Bill Cosby's Sexual Assault Conviction Overturned, Court Bans Further Prosecution

Bill Cosby walked free after Pennsylvania Supreme Court overturned his sexual assault conviction on Wednesday.

Bill Cosby's sexual assault conviction was overturned Wednesday by the Pennsylvania Supreme Court, and the 83-year-old entertainer walked from prison a free man.

The ruling, which stunned many, also bans any further prosecution in the case.

The state’s highest court tossed Cosby’s conviction because of an agreement he had with a prior prosecutor that would have prevented Cosby from being criminally charged in the case, the ruling said.

The once-beloved celebrity has served more than two years of a three-to-10-year sentence in a Philadelphia area state prison. He vowed to spend all 10 years behind bars rather than express remorse over a 2004 encounter with accuser Andrea Constand, a former Temple University employee who said Cosby drugged and molested her at his estate in 2004.
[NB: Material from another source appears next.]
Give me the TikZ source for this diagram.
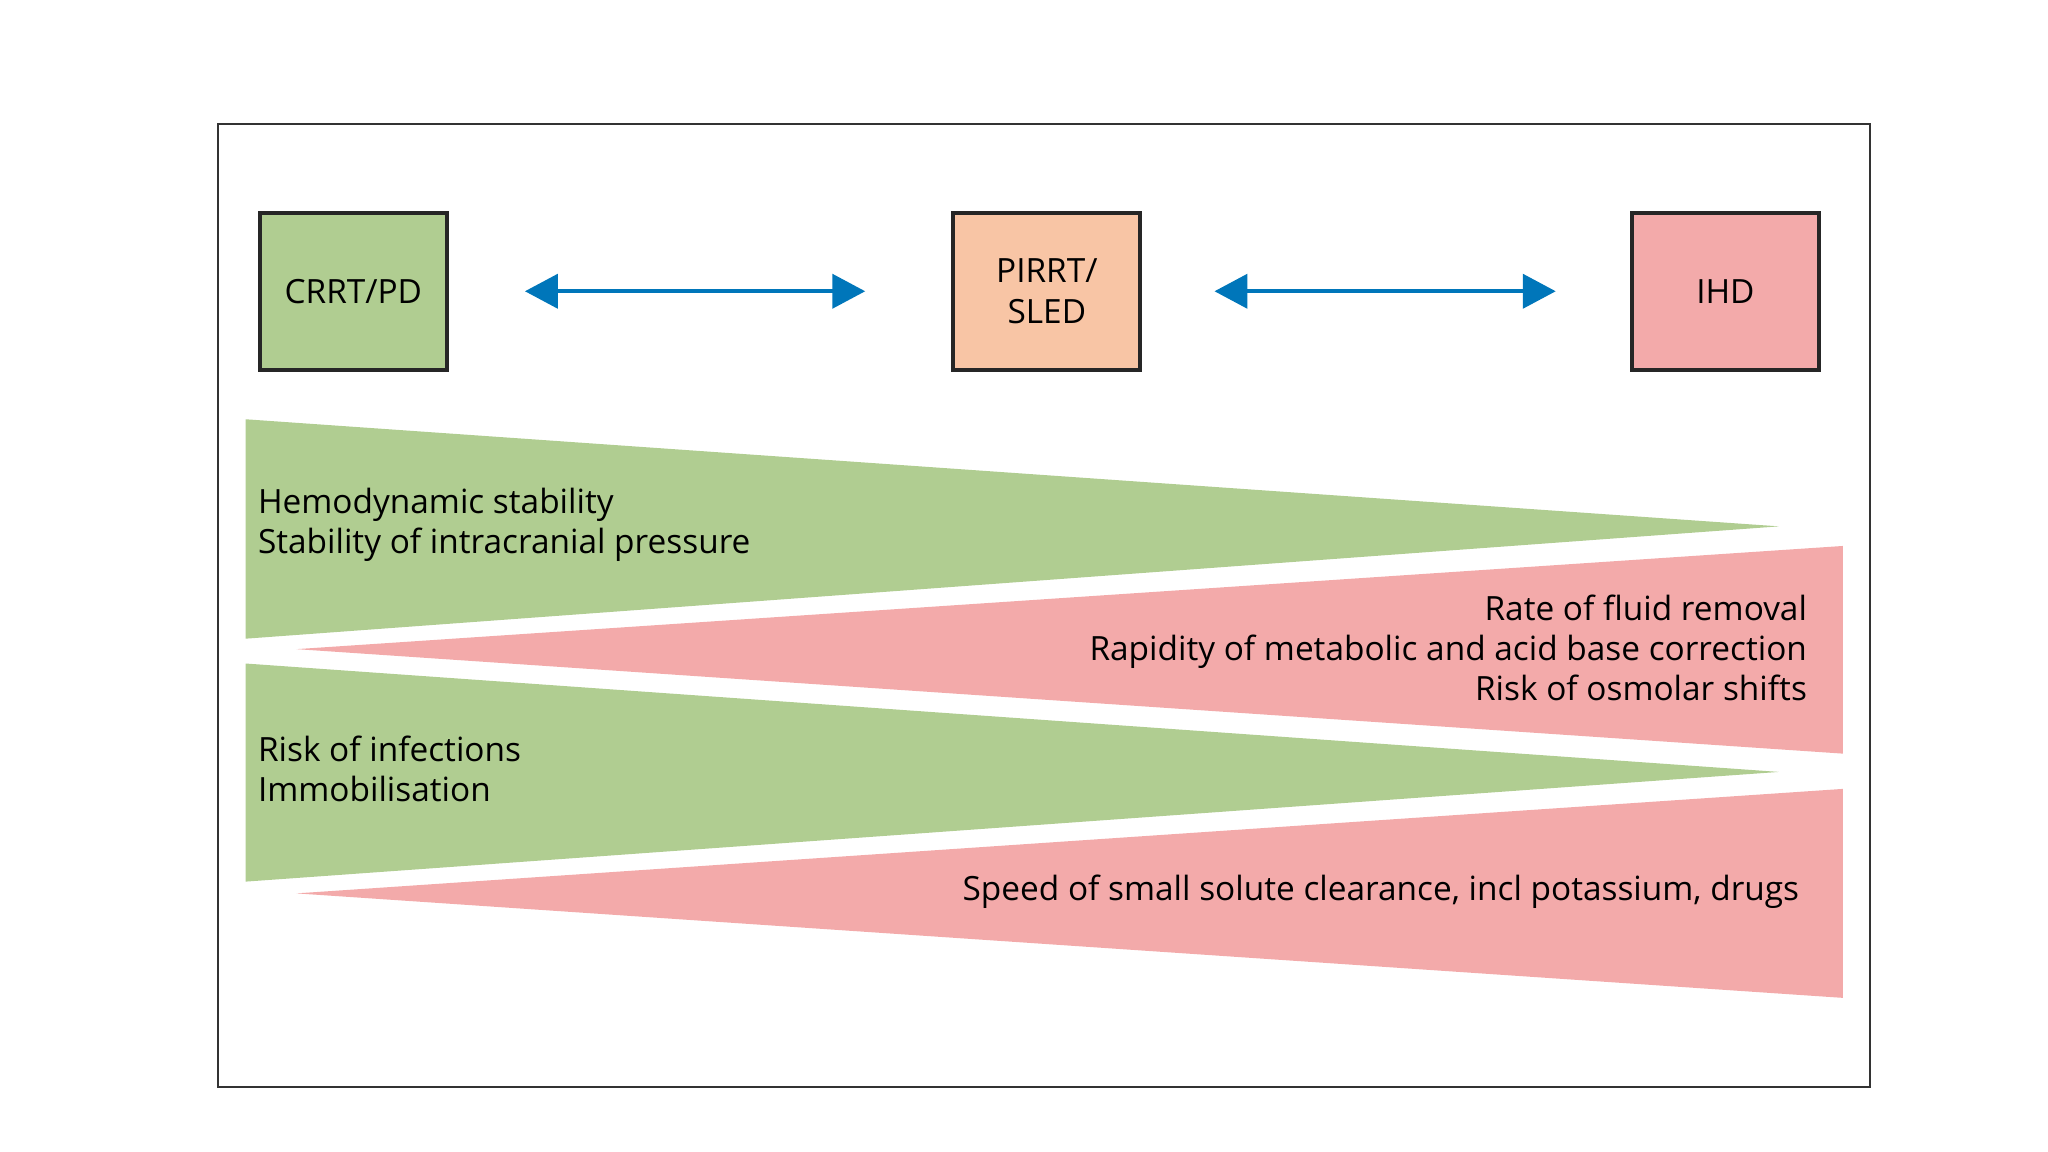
\documentclass[tikz,border=0pt]{standalone}
\usepackage{fontspec}
\setmainfont{Open Sans}
\usetikzlibrary{arrows.meta}
\definecolor{wgreen}{RGB}{176,205,145}
\definecolor{wpeach}{RGB}{248,197,165}
\definecolor{wpink}{RGB}{243,170,170}
\definecolor{wblue}{RGB}{0,118,186}
\tikzset{
  box/.style={draw=black!85, line width=1.2pt, minimum width=1.87cm, minimum height=1.57cm, align=center, font=\fontsize{9.5}{11.5}\selectfont},
  link/.style={wblue, line width=1.2pt, {Triangle[length=0.33cm,width=0.34cm]}-{Triangle[length=0.33cm,width=0.34cm]}},
  lbl/.style={font=\fontsize{9.5}{11.4}\selectfont, inner sep=0pt}
}
\begin{document}
\begin{tikzpicture}[x=0.01306cm,y=-0.01306cm]
\useasboundingbox (0,0) rectangle (1568,882);
\draw [black!80, line width=0.6pt] (167,95) rectangle (1432,832);

% modality boxes
\node [box, fill=wgreen] (crrt) at (270.5,223) {CRRT/PD};
\node [box, fill=wpeach] (pirrt) at (801.5,223) {PIRRT/\\SLED};
\node [box, fill=wpink] (ihd) at (1321,223) {IHD};
\draw [link, shorten <=0.76cm, shorten >=0.86cm] (crrt) -- (pirrt);
\draw [link, shorten <=0.72cm, shorten >=0.74cm] (pirrt) -- (ihd);

% wedges
\fill [wgreen] (188,321) -- (1362,403) -- (188,489) -- cycle;
\fill [wpink] (227,497) -- (1411,418) -- (1411,577) -- cycle;
\fill [wgreen] (188,508) -- (1362,591) -- (188,675) -- cycle;
\fill [wpink] (227,684) -- (1411,604) -- (1411,764) -- cycle;

\node [lbl, anchor=west, align=left] (hemo) at (197,402) {Hemodynamic stability\\Stability of intracranial pressure};
\node [lbl, anchor=east, align=right] (fluid) at (1384,496) {Rate of fluid removal\\Rapidity of metabolic and acid base correction\\Risk of osmolar shifts};
\node [lbl, anchor=west, align=left] (infect) at (197,589) {Risk of infections\\Immobilisation};
\node [lbl, anchor=east] (solute) at (1378,683) {Speed of small solute clearance, incl potassium, drugs};
\end{tikzpicture}
\end{document}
He was charged in 2015 over the allegations and arrested just days before the 12-year statute of limitations expired.

Wednesday's ruling also faulted the trial court judge’s decision to let prosecutors call five other accusers in addition to Constand, saying it tainted the trial, despite a lower appeals court opinion that it appropriately showed a signature pattern of drugging and molesting women.

Cosby's publicist, Andrew Wyatt, collected Cosby at the State Correctional Institution Phoenix in Montgomery County. 

"I want to thank the Supreme Court who saw the light and saw the truth," Cosby's family said in a statement released by Wyatt.

One accuser, Victoria Valentino, said in a statement: "I am outraged! Outraged! Stunned! My stomach is in knots. The work that we have done to uplift women has been overturned by a legal glitch. We now have a serial predator on the street."

Attorney Gloria Allred, who represented other accusers, said, "My heart especially goes out to those who bravely testified in both of his criminal cases. I represented a majority of the prior bad act accusers who testified."

"Despite the Pennsylvania Supreme Court's decision, this was an important fight for justice and even though the court overturned the conviction on technical grounds, it did not vindicate Bill Cosby's conduct and should not be interpreted as a statement or a finding that he did not engage in the acts of which he has been accused," she said in a statement. 

Actress Phylicia Rashad took to social media praising her former co-star from "The Cosby Show."

“FINALLY!!!! A terrible wrong is being righted- a miscarriage of justice is corrected!” Rashad tweeted.

The 73-year-old Rashad, who played Clair Huxtable on the long-running “The Cosby Show,” has long stood by Cosby throughout the slew of sexual assault allegations made against him.

In January 2015, responding to a question about multiple women accusing Cosby, Rashad replied, “Forget these women. What you are seeing is the destruction of a legacy, and it’s a legacy that is so important to the culture.”